Comprehensive Analysis
For a quick health check, E3 Lithium is currently not profitable. The company has $0 in revenue, negative margins, and posted a net income of -$2.36 million in its most recent quarter (Q4 2025). It is not generating real cash from operations, reporting an operating cash flow of -$0.37 million for the same period. However, the balance sheet is incredibly safe right now, boasting $16.32 million in cash and equivalents against a very minor total debt of $0.75 million. There are no signs of near-term solvency stress thanks to a recent capital raise, though the underlying business inherently burns cash every quarter.
Looking at the income statement, profitability and margin quality are not yet applicable in the traditional sense because E3 Lithium has no revenue. In the latest annual period (2024), operating expenses drove an EBIT of -$10.85 million and a net income of -$9.70 million. Across the last two quarters, this expense profile has stabilized, with Q3 2025 and Q4 2025 showing operating incomes of -$2.39 million and -$2.34 million, respectively. For investors, the key takeaway is that without product sales to generate gross margins, profitability simply does not exist yet. The financial focus must instead be on how tightly management can control these ongoing overhead and administrative costs.
When asking "are the earnings real?", we must look at the cash mismatch. In Q4 2025, the company reported a net income of -$2.36 million, but its operating cash flow (CFO) was substantially better at -$0.37 million. This mismatch occurred because of working capital movements—specifically, accounts payable jumped from $2.10 million in Q3 to $6.32 million in Q4. By delaying payments to suppliers, the company kept more cash inside the business temporarily, which flatters the CFO figure. Free cash flow (FCF) remains strictly negative, meaning all operational and capital activities are draining cash, requiring a continuous watch on the balance sheet.
The balance sheet's resilience is currently the company's greatest financial asset. Liquidity is excellent, with total current assets of $20.40 million easily covering total current liabilities of $6.57 million. Total debt sits at a negligible $0.75 million, meaning the company operates with a net cash position rather than net debt.

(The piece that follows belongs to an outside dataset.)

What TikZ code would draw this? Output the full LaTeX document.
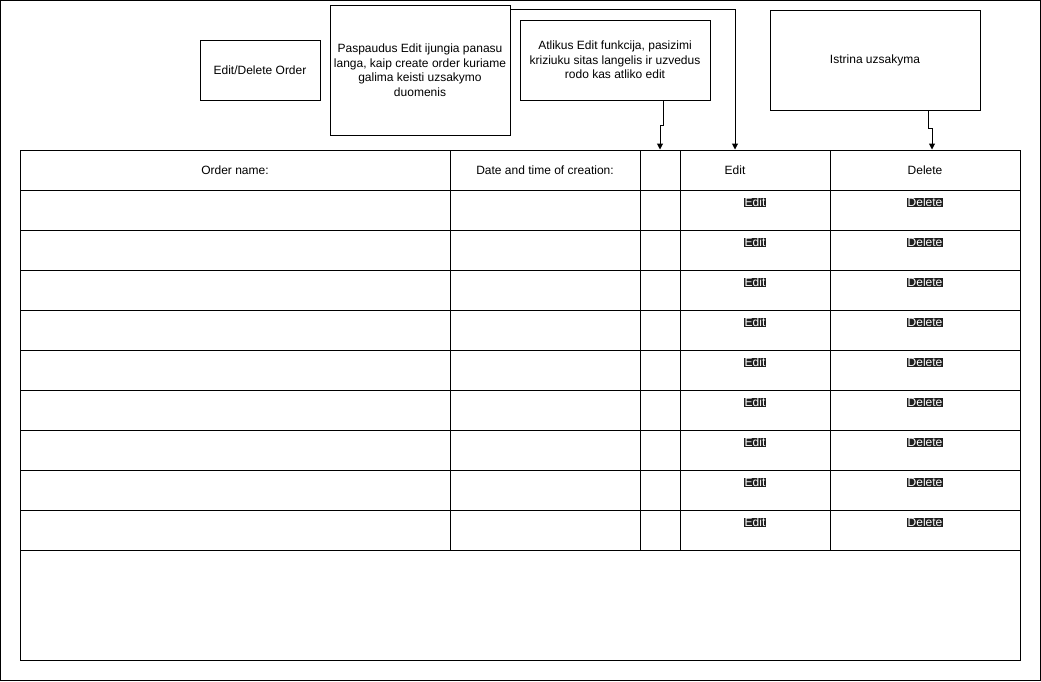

Because debt is so low, interest servicing is practically non-existent (interest expense was just -$0.02 million in Q4). Overall, this is a very safe balance sheet today. The company can easily absorb near-term shocks without facing a liquidity crisis.
The company's cash flow engine looks vastly different from a mature miner because it funds itself externally rather than internally. Operating cash flow trended from -$1.99 million in Q3 2025 to -$0.37 million in Q4 2025, but both remain negative. Meanwhile, capital expenditures (capex), which hit $9.96 million in 2024 to push development forward, dropped to virtually $0 in the last two quarters. Because the internal engine burns cash, the company funds its operations through financing activities, taking in $14.16 million in Q4 2025 largely through equity issuances. Consequently, cash generation is entirely uneven and reliant on the ongoing health of the capital markets.
From a capital allocation and shareholder payout perspective, E3 Lithium does not pay any dividends, which is standard and necessary given the lack of operating cash flow. Instead of returning capital, the company is actively raising it by expanding its share count. Shares outstanding rose from roughly 75 million in Q3 2025 to 85 million in Q4 2025, an increase of about 13%. For retail investors, this means your ownership stake is being diluted. Rising shares dilute ownership value unless the capital raised significantly advances the underlying asset's per-share value. The incoming cash is currently going straight to the balance sheet to build a runway for future development, prioritizing corporate survival over shareholder payouts.
Framing the final decision involves weighing these dynamics. The biggest strengths are: 1) A robust cash cushion of $16.32 million that provides immediate operational runway, and 2) A practically debt-free capital structure with only $0.75 million in obligations. The biggest risks are: 1) The pre-revenue nature of the business, guaranteeing ongoing cash burn, and 2) High shareholder dilution, evidenced by the 13% jump in outstanding shares over a single quarter to keep the business funded. Overall, the foundation looks stable for a development-stage company because of the recent cash infusion, but it remains a structurally risky investment that depends entirely on continuous support from equity markets.